One of the first pieces of gay political activism that I remember was the stuff surrounding Basic Instinct, although as one of the first, it’s also something that I only have hazy memories of. The biggest memories I have of the time are the involvement of the activist group Queer Nation, and that the gay country bar Rawhide II was used as one of the sets in the movie, and gay activists did drive-by paint bombing of the front door because of the “sell out” nature of the owner and the business.
Ray Chalker, the owner of the Rawhide II and the Sentinel gay paper, eventually earned himself a worldwide reputation as a jerk — I was once in Florida at a gay country-western dance event and met a couple guys from London who said “You’re from San Francisco? Do you know the owner of the Rawhide? We hear he’s a complete asshole” — but now I wonder what portion of this might stem from the Basic Instinct stuff? That is, while running both a newspaper and a bar already put you at odds with some people in the community, when you get publicly branded as a sort of a traitor to the community and members of the community conduct repeated vandalism against your business, I can see how that changes your view of the community; you start to mistrust motives and you become a degree less pleasant to work with, and that can certainly spiral in intensity over time. Add in the gay community’s institutionalized memory, where we hold grudges and refuse to take actions for years after the reason to do so has evaporated — like the Coors Boycott [see here] [and here], or dare I say it, avoiding seeing the movie Basic Instinct — and it’s easy to see an unfocused perpetual animosity toward Chalker and the Rawhide II festering in the community for years, continually being reinforced by Chalker himself in the way he reacted to things.
(On the flip side, Chalker’s anger and behavior eventually resulted in the creation of the Sundance Association for Country-Western Dancing, a strong non-profit which “owns” and directs the Bay Area gay country community now long after the Rawhide II ceased to be a gay country bar. And Sundance has been an inspiration and model for Seattle’s Rain Country Dance Association, which formed after we lost the Timberline as a dance location up here. Mmm, there’s a lot of stuff thet we can tag as possibly having some roots in this movie!)
Part of the fun with this movie, as with any one taking place in a familiar-to-you city was in identifying where things occur and what has changed since then, such as:
- Nick’s apartment is in North Beach. Although I don’t know that neighborhood much from driving, that is also where some of Tales of the City takes place (Russian Hill is right next door; the TV mini-series was released the next year), so I recognized some of the street locations used in both. (Alas, I don’t know that area of the city well enough to tell where they turn down a one-way street, or turn on one street and end up clear across town.)
- The construction pit where Roxy’s car crashes? That is what would become Moscone Center. You can tell by some of the other buildings seen on the other side.
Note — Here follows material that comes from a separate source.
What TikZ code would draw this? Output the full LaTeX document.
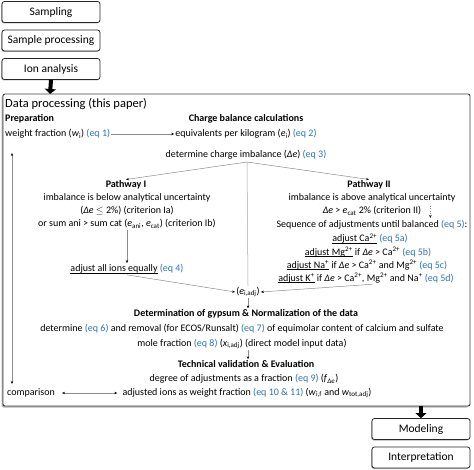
\documentclass[tikz,border=0pt]{standalone}
\usepackage{fontspec}
\setmainfont{Carlito}
\usetikzlibrary{arrows.meta,shadows}
\definecolor{eqblue}{RGB}{46,117,182}
\newcommand{\eqr}[1]{\textcolor{eqblue}{(eq #1)}}
\newcommand{\vi}[2]{\textit{#1}\textsubscript{#2}}
\newcommand{\uln}[1]{\underline{\smash{#1}}}
\begin{document}
\begin{tikzpicture}[x=1pt,y=-1pt,
  font=\fontsize{10}{11}\selectfont,
  every node/.style={inner sep=1pt},
  topbox/.style={draw=black!85, line width=0.8pt, rounded corners=2.5pt, minimum width=98pt, minimum height=21pt,
     font=\fontsize{11.5}{12}\selectfont, fill=white,
     drop shadow={shadow xshift=-0.8pt, shadow yshift=-1pt, fill=black!30, opacity=1}},
  hd/.style={font=\fontsize{10}{11}\selectfont\bfseries},
  conn/.style={draw=black!45, line width=0.5pt, -{Stealth[length=3pt,width=2.4pt,black]}},
  dconn/.style={draw=black!45, line width=0.5pt, {Stealth[length=3pt,width=2.4pt,black]}-{Stealth[length=3pt,width=2.4pt,black]}},
  plain/.style={draw=black!35, line width=0.5pt},
  bigarrow/.style={-{Triangle[length=5pt,width=11pt]}, line width=4pt, black}
]
\useasboundingbox (0,0) rectangle (474,470);

% top boxes
\node[topbox] (samp) at (51,12) {Sampling};
\node[topbox] (proc) at (51,40.5) {Sample processing};
\node[topbox] (ion) at (51,69) {Ion analysis};

% big box
\draw[draw=black!75, line width=0.9pt, rounded corners=2pt, fill=white,
      drop shadow={shadow xshift=-1.5pt, shadow yshift=-1.5pt, fill=black!30, opacity=1}]
      (3,94) rectangle (470,406);
\coordinate (bigtop) at (50,94);
\draw[bigarrow] (ion.south) -- (bigtop);

\node[anchor=west, font=\fontsize{12.5}{13}\selectfont] (dp) at (4,104) {Data processing (this paper)};
\node[anchor=west, hd] (prep) at (4,119) {Preparation};
\node[hd] (cbc) at (246,119) {Charge balance calculations};
\node[anchor=west] (wf) at (4,134) {weight fraction (\vi{w}{i}) \eqr{1}};
\node (epk) at (246,134) {equivalents per kilogram (\vi{e}{i}) \eqr{2}};
\draw[conn] (wf) -- (epk);
\node (dci) at (246,155) {determine charge imbalance (\textit{Δe}) \eqr{3}};
\coordinate (fan) at (247,162);

% pathway I
\node[hd] (p1) at (126,185) {Pathway I};
\node (p1a) at (127,198) {imbalance is below analytical uncertainty};
\node (p1b) at (127,211) {(\textit{Δe} $\leq$ 2\%) (criterion Ia)};
\node (p1c) at (127,224) {or sum ani > sum cat (\vi{e}{ani}, \vi{e}{cat}) (criterion Ib)};
\node (adj1) at (127,269) {\uln{adjust all ions equally} \eqr{4}};

% pathway II
\node[hd] (p2) at (369,185) {Pathway II};
\node (p2a) at (372,198) {imbalance is above analytical uncertainty};
\node (p2b) at (372,211) {\textit{Δe} > \vi{e}{cat} 2\% (criterion II)};
\node (p2c) at (372,225) {Sequence of adjustments until balanced \eqr{5}:};
\node (p2d) at (370,239) {\uln{adjust Ca\textsuperscript{2+}} \eqr{5a}};
\node (p2e) at (368,252) {\uln{adjust Mg\textsuperscript{2+}} if \textit{Δe} > Ca\textsuperscript{2+} \eqr{5b}};
\node (p2f) at (367,265) {\uln{adjust Na\textsuperscript{+}} if \textit{Δe} > Ca\textsuperscript{2+} and Mg\textsuperscript{2+} \eqr{5c}};
\node (p2g) at (366,278) {\uln{adjust K\textsuperscript{+}} if \textit{Δe} > Ca\textsuperscript{2+}, Mg\textsuperscript{2+} and Na\textsuperscript{+} \eqr{5d}};
\coordinate (smA) at ([xshift=8pt,yshift=5pt]p2b.east);
\coordinate (smB) at ([xshift=8pt,yshift=-7pt]p2b.east);
\draw[conn, dotted] (smA) -- (smB);

\node (eadj) at (248,292) {(\vi{e}{i,adj})};

\draw[conn] (fan) -- (p1.north);
\draw[conn] (fan) -- (p2.north);
\draw[plain] (fan) -- (eadj.north);
\draw[conn] (p1c) -- (adj1);
\draw[conn] (adj1.south) -- (eadj.west);
\draw[conn] ([xshift=6pt]p2g.south) -- (eadj.east);

% determination
\node[hd] (det) at (246,314) {Determination of gypsum \& Normalization of the data};
\node (det1) at (242,329) {determine \eqr{6} and removal (for ECOS/Runsalt) \eqr{7} of equimolar content of calcium and sulfate};
\node (det2) at (242,344) {mole fraction \eqr{8} (\vi{x}{i,adj}) (direct model input data)};
\draw[conn] (eadj.south) -- (eadj.south |- det.north);

% technical validation
\node[hd] (tv) at (246,364) {Technical validation \& Evaluation};
\node (tv1) at (244,379) {degree of adjustments as a fraction \eqr{9} (\textit{f}\textsubscript{\textit{Δe}})};
\node (tv2) at (247,393) {adjusted ions as weight fraction \eqr{10 \& 11} (\vi{w}{i,f} and \vi{w}{tot,adj})};
\draw[conn] (det2.south -| eadj) -- (tv.north -| eadj);
\node (comp) at (31,393) {comparison};
\draw[dconn] ([xshift=6pt]comp.east) -- ([xshift=-4pt]tv2.west);
\coordinate (lt) at (12,153);
\coordinate (lb) at (12,384);
\draw[dconn] (lt) -- (lb);

% bottom boxes
\node[topbox] (mod) at (421,429) {Modeling};
\node[topbox] (interp) at (421,457.5) {Interpretation};
\coordinate (bigbot) at (421,406);
\draw[bigarrow] (bigbot) -- (mod.north);
\end{tikzpicture}
\end{document}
- As noted before, the country bar is the Rawhide II. The real one’s 7th-near-Harrison location isn’t what is shown in the movie, nor did it have a neon cactus. It never had room inside for a live band where one is in the movie; the room was only 20–25 feet across, narrow and long.
- The looming freeways threw me for a loop at first, since I couldn’t place the locations as near the 101 in SOMA. But when Nick is walking on the pier with the city behind him, I remembered that there used to be a freeway along the Embarcadero, damaged in the Loma Prieta earthquake in 1989 and torn down in 1991, after the movie was filmed.
- Right as the scene opens, a guy with a bushy moustache and a white cowboy hat is seen dancing as the camera zooms through the ceiling fan. That is Jeff Hines (d. 1998), longtime instructor at the Rawhide and prominent member of the San Francisco Saddletramps dance troupe.
- As Nick pays Gus’s tab, a curly haired woman is at the bar. I think that was Jackie, whom I knew from the 931 Cloggers.
- As Gus and Nick leave the bar, they pass by the pool table. Behind the black woman is a blond man in a black shirt, with a pool cue. That is Tim, another of the San Francisco Saddletramps. (Tim and I joined at the same time, in late 1991.)